What are the most important lessons you have learned from your experience between Brazilian and US circuits?

No matter where you are in the world, I believe that people want to feel your true self as an artist. There’s a lack of artists that can walk the walk I guess, because becoming some king of social media celebrity nowadays seems like a big deal for some of them and the music is just a prop that goes along with that lifestyle. I have learned that if you are a musician, music comes first and when the light go off, it’s the only thing that still matters.

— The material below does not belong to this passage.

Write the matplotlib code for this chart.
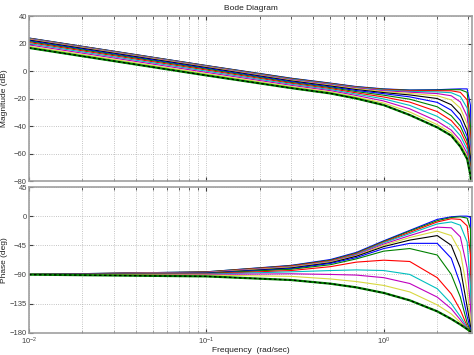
import numpy as np
import matplotlib
matplotlib.use("Agg")
import matplotlib.pyplot as plt
from matplotlib.ticker import LogLocator, FixedLocator

plt.rcParams['font.family'] = ['Liberation Sans', 'DejaVu Sans']
plt.rcParams['mathtext.fontset'] = 'custom'
plt.rcParams['mathtext.rm'] = 'Liberation Sans'
plt.rcParams['mathtext.it'] = 'Liberation Sans'

# frequency points (rad/sec)
freq = [0.01, 0.1, 0.3, 0.5, 0.7, 1.0, 1.4, 2.0, 2.4, 2.7, 2.95, 3.08, 3.14]

# magnitude (dB), curves listed from top to bottom
mag_db = [
    [24.0, 4.0, -5.2, -8.8, -11.3, -13.0, -13.8, -13.6, -13.2, -13.0, -13.0, -25, -90],
    [23.9, 3.9, -5.4, -9.0, -11.5, -13.2, -14.0, -13.9, -13.6, -13.6, -15.5, -40, -90],
    [23.7, 3.7, -5.7, -9.2, -11.7, -13.5, -14.3, -14.4, -14.4, -15.5, -21, -48, -90],
    [23.5, 3.5, -6.0, -9.5, -12.0, -13.9, -14.8, -15.2, -15.8, -18.5, -27, -53, -90],
    [23.2, 3.2, -6.4, -9.9, -12.4, -14.4, -15.4, -16.4, -18.0, -22.5, -33, -57, -90],
    [22.9, 2.9, -6.8, -10.4, -12.9, -15.0, -16.3, -18.0, -21.0, -27, -38.5, -60, -90],
    [22.5, 2.5, -7.2, -10.9, -13.5, -15.7, -17.4, -20.0, -24.5, -31.5, -43, -63, -90],
    [22.0, 2.0, -7.7, -11.5, -14.2, -16.5, -18.8, -22.8, -28.5, -36, -47.5, -66, -90],
    [21.4, 1.4, -8.3, -12.1, -15.0, -17.6, -20.5, -26.0, -32.5, -40, -51, -68, -90],
    [20.7, 0.7, -8.9, -12.8, -15.9, -18.9, -22.6, -29.5, -36.0, -43.5, -54, -70, -90],
    [19.9, -0.1, -9.6, -13.5, -16.8, -20.3, -25.0, -33.0, -39.5, -47, -57, -72, -90],
    [19.0, -1.0, -10.4, -14.3, -17.8, -21.8, -27.5, -36.5, -43, -50.5, -60, -74, -90],
    [18.0, -2.0, -11.3, -15.2, -18.9, -23.3, -29.8, -39.0, -45, -53, -62, -75, -90],
    [16.8, -3.2, -12.4, -16.3, -20.0, -24.8, -32.0, -41.0, -47, -55, -64, -76, -90],
]

# phase (deg), same curve order
phase_deg = [
    [-90, -86, -76, -67, -56, -38, -22, -5, -1, 0, 0, -2, -180],
    [-90, -86, -76.5, -68, -57, -39, -23, -7, -2, -1, -3, -20, -180],
    [-90, -86.5, -77, -69, -58, -40, -25, -9, -4, -5, -15, -60, -180],
    [-90, -87, -78, -70, -59, -41, -27, -12, -9, -14, -40, -110, -180],
    [-90, -87, -78.5, -70.5, -60, -43, -30, -17, -18, -32, -80, -140, -180],
    [-90, -87.5, -79, -71, -61, -45, -33, -23, -30, -55, -115, -160, -180],
    [-90, -88, -80, -72, -62, -47, -37, -30, -45, -80, -140, -170, -180],
    [-90, -88, -81, -73, -64, -50, -42, -42, -65, -105, -155, -175, -180],
    [-90, -88.5, -82, -75, -66, -54, -50, -60, -90, -125, -165, -177, -180],
    [-90, -89, -84, -78, -71, -68, -70, -95, -120, -145, -170, -178, -180],
    [-90, -89.5, -86, -84, -83, -84, -90, -112, -135, -155, -172, -179, -180],
    [-90, -90, -89, -90, -91, -95, -104, -125, -143, -160, -174, -179, -180],
    [-90, -91, -93, -97, -101, -107, -117, -137, -151, -164, -175, -179.5, -180],
    [-90.3, -93, -98.6, -104.3, -110, -118.6, -130, -147, -158.8, -167.4, -174.5, -178.3, -180],
]

colors = ['#0000ff', '#008000', '#ff0000', '#00bfbf', '#bf00bf', '#d8d840', '#000000']

fig = plt.figure(figsize=(4.74, 3.55), dpi=100)
ax1 = fig.add_axes([0.0612, 0.4901, 0.9346, 0.4648])
ax2 = fig.add_axes([0.0612, 0.0628, 0.9346, 0.4104])

n = len(mag_db)
for i in range(n):
    c = colors[i % len(colors)]
    if i == n - 1:
        ax1.plot(freq, mag_db[i], color='#008000', lw=1.6)
        ax2.plot(freq, phase_deg[i], color='#008000', lw=1.6)
        ax1.plot(freq, mag_db[i], color='k', lw=0.9, ls=(0, (2, 2)))
        ax2.plot(freq, phase_deg[i], color='k', lw=0.9, ls=(0, (2, 2)))
    else:
        ax1.plot(freq, mag_db[i], color=c, lw=0.8)
        ax2.plot(freq, phase_deg[i], color=c, lw=0.8)

tick_col = '#404040'
for ax in (ax1, ax2):
    ax.set_xscale('log')
    ax.set_xlim(0.01, np.pi)
    ax.xaxis.set_major_locator(LogLocator(base=10))
    ax.xaxis.set_minor_locator(LogLocator(base=10, subs=np.arange(2, 10)))
    ax.grid(True, which='major', ls=':', color='#b0b0b0', lw=0.6)
    ax.grid(True, which='minor', axis='x', ls=':', color='#b0b0b0', lw=0.6)
    ax.tick_params(direction='in', which='both', labelsize=5.5, colors=tick_col,
                   length=3, top=True, right=True, pad=1.5)
    ax.tick_params(which='minor', length=1.8)
    for sp in ax.spines.values():
        sp.set_color('#a0a0a0')
        sp.set_linewidth(1.2)

ax1.set_ylim(-80, 40)
ax1.yaxis.set_major_locator(FixedLocator([-80, -60, -40, -20, 0, 20, 40]))
ax1.tick_params(labelbottom=False)
ax1.set_ylabel('Magnitude (dB)', fontsize=6, color='#202020')
ax1.yaxis.set_label_coords(-0.048, 0.5)
ax1.set_title('Bode Diagram', fontsize=6, pad=4, color='#202020')

ax2.set_ylim(-180, 45)
ax2.yaxis.set_major_locator(FixedLocator([-180, -135, -90, -45, 0, 45]))
ax2.tick_params(axis='x', pad=2.5)
ax2.set_ylabel('Phase (deg)', fontsize=6, color='#202020')
ax2.yaxis.set_label_coords(-0.048, 0.5)
ax2.set_xlabel('Frequency  (rad/sec)', fontsize=6, color='#202020', labelpad=0)

fig.savefig('out.png', dpi=100)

What is the impact of Rock music and culture on the racial, political and socio-cultural implications?                                 EDI ROQUE / PHOTO BY MATHEW TUCCIARONI

Unfortunately, I feel like rock music is becoming too much of a cliché and has lost his primal purpose. There’s always the good and the bad, but I don’t see a movement of any kind anymore. I think that some underground/alternative bands are more aware and engaged with our issues as a society and politics than the rock guys. Again, I’m not judging the rock scene (if there’s any) but at least here in L.A. it’s more about getting some sort of superficial attraction from the audience than trying to spread some kind of message or awareness. Having the artist as the “antennae of race” is getting more and more a distant memory.

Let’s take a trip with a time machine, so where and why would you really want to go for a whole day?

October 23rd, 1966 at De Lane Lea Studios, in London. That’s the day Jimi Hendrix started recording his first album, and to me, it’s where the modern guitar started. Jimi himself is the guy who wrote that book. One hundred years from now people will still listen to that album (on any kind of crap device that people by then will be using to listen to music).